Secondly, not broadcasting everything will also make us less likely to film everything. Instead of living for the camera, we will be living for life. It’s fun to pose, and we do many great things for the sake of preserving them for posterity, but there should be a limit. Nowadays people film their most intimate moments, too, though when such videos leak, one wonders what they had been thinking. So more modesty in virtual appearance will help us return to living for the experience’s sake.

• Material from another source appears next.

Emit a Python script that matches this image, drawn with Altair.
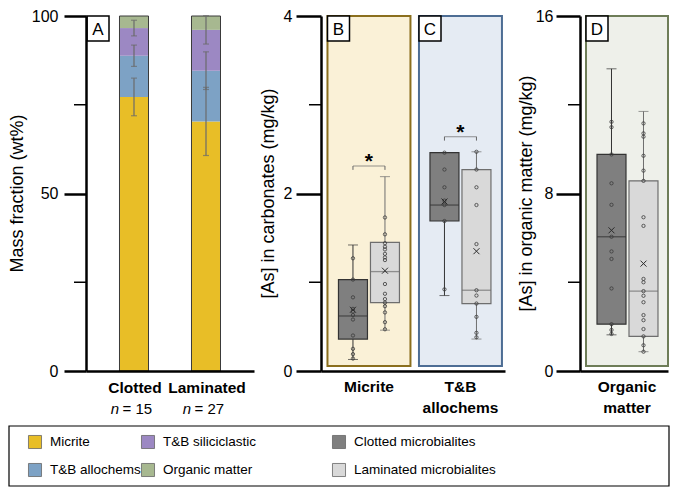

Finally, I’d like to cite here from the Talmud, Qidushin 40a:
אמר רבי אלעאי הזקן אם רואה אדם שיצרו מתגבר עליו ילך למקום שאין מכירין אותו וילבש שחורים ויתכסה שחורים ויעשה כמו שלבו חפץ ואל יחלל שם שמים בפרהסיא איני והתניא כל שלא חס על כבוד קונו ראוי לו שלא בא לעולם מה היא … רב יוסף אומר זה העובר עבירה בסתר לא קשיא הא דמצי כייף ליצריה והא דלא מצי כייף ליצריה
|R. Il’ai the Elder said: If a man sees that his [evil] desire is conquering him, let him go to a place where he is unknown, don black and cover himself with black, and do as his heart desires, but let him not publicly profane G”d’s name. But that is not so, for we learnt: He who is careless of his Master’s honour, it were well for him that he had not come Into the world. Now, to what does this refer? — … R. Joseph said: To one who secretly transgresses! — There is no difficulty: the one means where he can subdue his evil desires; the other, where he cannot.|
As we saw, innocent people do suffer. In their ordinary, daily lives. That said, most of those people don’t see their lives destroyed by social networks. Removing the offending material, and otherwise maintaining a chaste presence on line may suffice to let them move on.